IMO, we should get rid of trademark laws. They didn't mind their LLMs ripping off people's copyrights. Why should anyone uphold trademarks?
If I work at Google and want to represent myself as Google, I should be able to.
I feel like, even if I don't work at Google, I should be able to use the logo. It's the consumer's mistake for inferring a relationship. I'm just showing a logo of a well known company and letting their dumbass jump to a conclusion.
> I think the cause was that Workspace and certain leaders (and projects) were afraid of being disrupted. But the fear wasn't specific to my CLI, it was a broader fear in what agents meant for Workspace.
Seems to me your management chain was thinking “Why the hell is someone on our team releasing a vibe-coded CLI that’s branded to look like an official API, when we’re 2 weeks from announcing the actual CLI??” If you didn’t know there was an official CLI in the works, that’s one thing, but if you did know then that’s pretty shitty to your teammates in Workspace and bad for users who would adopt one CLI (thinking it’s official) just to then see another one 2 weeks later.
Still, I would expect a talking-to and not an actual firing… but who knows what actually happened since you’re not responding to anyone. :shrug:
> I think the cause was that Workspace and certain leaders (and projects) were afraid of being disrupted.

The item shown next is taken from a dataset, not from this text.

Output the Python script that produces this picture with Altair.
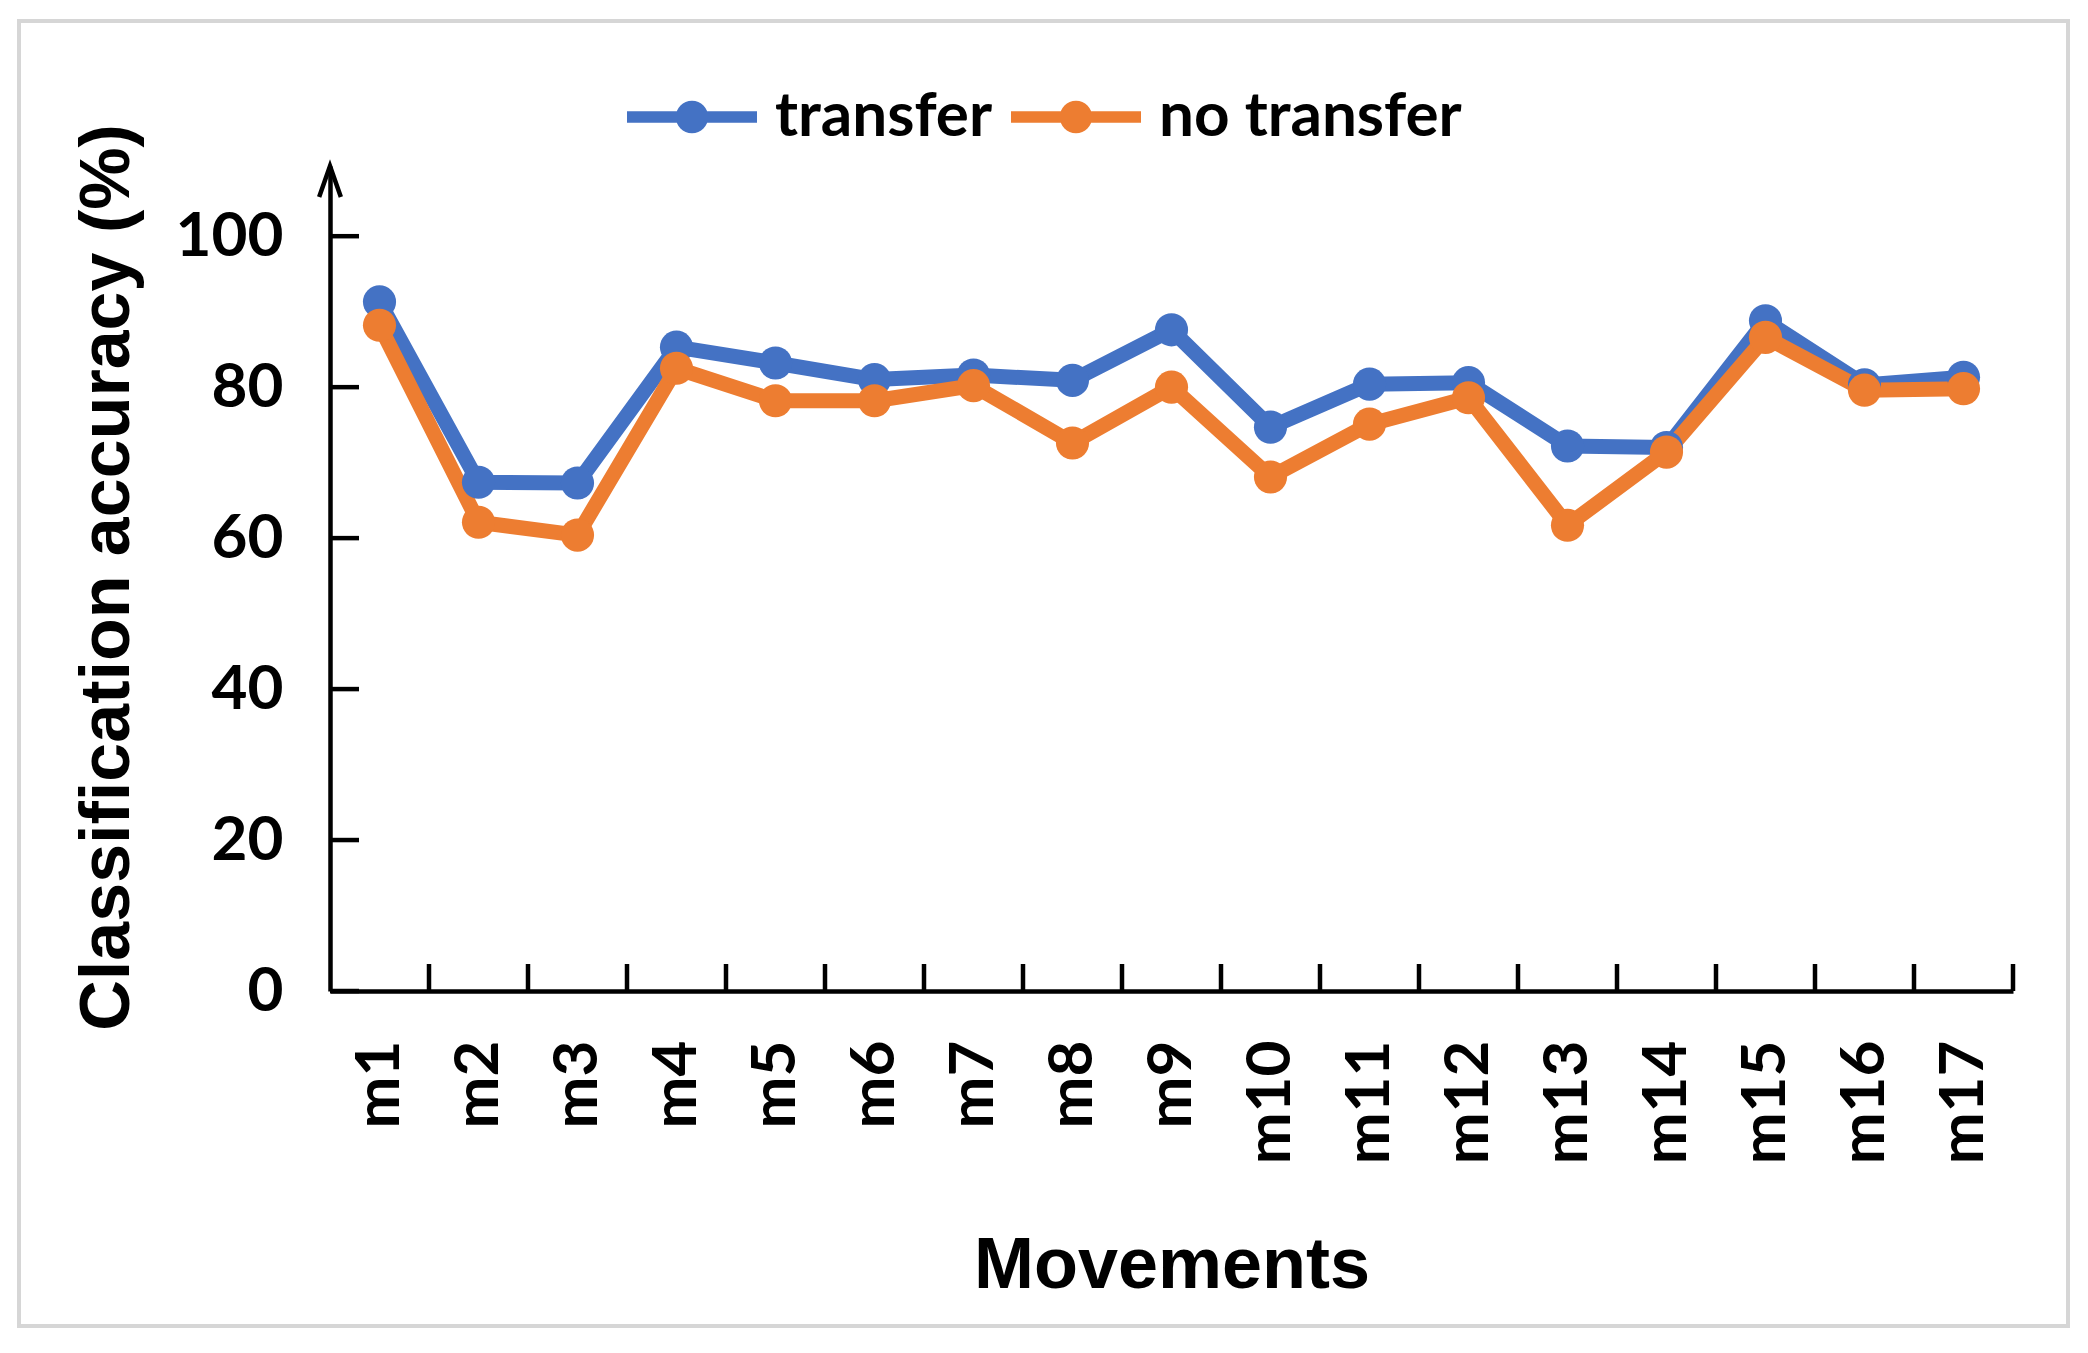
import altair as alt
import pandas as pd

# ---- data ----
movements = ["m1", "m2", "m3", "m4", "m5", "m6", "m7", "m8", "m9",
             "m10", "m11", "m12", "m13", "m14", "m15", "m16", "m17"]
transfer = [91.3, 67.4, 67.3, 85.3, 83.2, 81.0, 81.6, 80.9, 87.6,
            74.7, 80.4, 80.6, 72.2, 72.0, 88.8, 80.3, 81.3]
no_transfer = [88.2, 62.1, 60.4, 82.5, 78.2, 78.2, 80.2, 72.6, 80.0,
               68.1, 75.1, 78.6, 61.7, 71.4, 86.6, 79.6, 79.8]
series_names = ["transfer", "no transfer"]
series_colors = ["#4472C4", "#ED7D31"]
y_ticks = [0, 20, 40, 60, 80, 100]
y_max = 109.3

rows = []
for name, vals in zip(series_names, [transfer, no_transfer]):
    for m, v in zip(movements, vals):
        rows.append({"movement": m, "series": name, "value": v})
df = pd.DataFrame(rows)

W, H = 1683, 825
LABEL_FONT = "Lato"
TITLE_FONT = "Liberation Sans"

xscale = alt.Scale(type="band", domain=movements, paddingInner=0, paddingOuter=0)
yscale = alt.Scale(domain=[0, y_max], nice=False, zero=True)
cscale = alt.Scale(domain=series_names, range=series_colors)

x_axis = alt.Axis(
    title="Movements", ticks=False, grid=False,
    domainColor="black", domainWidth=4.5,
    labelAngle=270, labelFont=LABEL_FONT, labelFontSize=62, labelFontWeight="bold",
    labelColor="black", labelPadding=49,
    titleFont=TITLE_FONT, titleFontSize=72, titleFontWeight="bold", titleColor="black",
    titleX=W / 2, titleY=296, titleAlign="center", titleBaseline="alphabetic",
)
y_axis = alt.Axis(
    title="Classification accuracy (%)", values=y_ticks, ticks=False, grid=False,
    domainColor="black", domainWidth=4.5,
    labelFont=LABEL_FONT, labelFontSize=62, labelFontWeight="bold",
    labelColor="black", labelPadding=47,
    titleFont=TITLE_FONT, titleFontSize=70, titleFontWeight="bold", titleColor="black",
    titleAngle=270, titleX=-223, titleY=411, titleAlign="center", titleBaseline="middle",
)

legend_symbol = ("M-1,-0.09 L1,-0.09 L1,0.09 L-1,0.09 Z "
                 "M0.25,0 A0.25,0.25 0 1,1 -0.25,0 A0.25,0.25 0 1,1 0.25,0 Z")
legend = alt.Legend(
    title=None, orient="none", direction="horizontal",
    legendX=297, legendY=-114, padding=0,
    symbolType=legend_symbol, symbolSize=16900, symbolStrokeWidth=0,
    labelFont=LABEL_FONT, labelFontSize=62, labelFontWeight="bold",
    labelColor="black", labelOffset=18, columnPadding=18, labelBaseline="middle",
    labelLimit=600,
)

base = alt.Chart(df)

# one line layer per series (constant colour, so no extra legend is created)
line_layers = []
for i, (name, col) in enumerate(zip(series_names, series_colors)):
    xenc = alt.X("movement:N", scale=xscale, bandPosition=0.5)
    yenc = alt.Y("value:Q", scale=yscale)
    if i == 0:
        xenc = alt.X("movement:N", scale=xscale, axis=x_axis, bandPosition=0.5)
        yenc = alt.Y("value:Q", scale=yscale, axis=y_axis)
    line_layers.append(
        base.transform_filter(alt.datum.series == name)
        .mark_line(color=col, strokeWidth=15, strokeJoin="round", strokeCap="round")
        .encode(x=xenc, y=yenc)
    )

points = base.mark_point(filled=True, size=1100, opacity=1).encode(
    x=alt.X("movement:N", scale=xscale, bandPosition=0.5),
    y=alt.Y("value:Q", scale=yscale),
    color=alt.Color("series:N", scale=cscale, legend=legend),
)

# inward tick marks
xticks = alt.Chart(pd.DataFrame({"movement": movements})).mark_rule(
    color="black", strokeWidth=4.5
).encode(
    x=alt.X("movement:N", scale=xscale, bandPosition=1),
    y=alt.value(H), y2=alt.value(H - 27),
)
yticks = alt.Chart(pd.DataFrame({"value": y_ticks})).mark_rule(
    color="black", strokeWidth=4.5
).encode(
    y=alt.Y("value:Q", scale=yscale),
    x=alt.value(0), x2=alt.value(29),
)

one = pd.DataFrame({"k": [0]})
arrow = alt.Chart(one).mark_point(
    shape="M-0.7,1 L0,-1 L0.7,1", size=961, filled=False,
    stroke="black", strokeWidth=4.5, opacity=1,
).encode(x=alt.value(0), y=alt.value(15.5))

border = alt.Chart(one).mark_rect(
    filled=False, stroke="#d6d6d6", strokeWidth=4
).encode(
    x=alt.value(-311), x2=alt.value(1738), y=alt.value(-145), y2=alt.value(1160)
)

chart = alt.layer(border, xticks, yticks, *line_layers, points, arrow).properties(
    width=W, height=H,
    autosize=alt.AutoSizeParams(type="none"),
    padding={"left": 322, "top": 158, "right": 60, "bottom": 340},
    background="white",
).configure_view(stroke=None)

chart.save("out.html", embed_options={"renderer": "svg", "actions": False})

I normally don't defend Google - this pure Evil should not exist. Degoogling is a holy act. But it is also kind of silly to create a project, attach Google logo etc... to it while working at Google. Or perhaps it was a genius move. Either way I am not entirely certain whether the description is as clear here. If it was an internal tool only, did it need a logo? If it was external, who would use it when a Google logo is attached? That's all very strange to me.
> But the fear wasn't specific to my CLI, it was a broader fear in what agents meant for Workspace.
That may be the case - Google lies to humans all the time. See when they killed ublock origin via fake "arguments" that were lies (killed it in the sense that the Google store crippled it: https://chromewebstore.google.com/search/ublock%20origin?hl=... - I just tried to find the old webpage on chrome webstore but the search results no longer show it, only alternative names that are fake projects. I should have bookmarked the old link, Google is REALLY so annoying. The world wide web needs to overcome its number #1 enemy here. Which is Google.)
Sucks for the author. Hope they land a good gig at a frontier lab.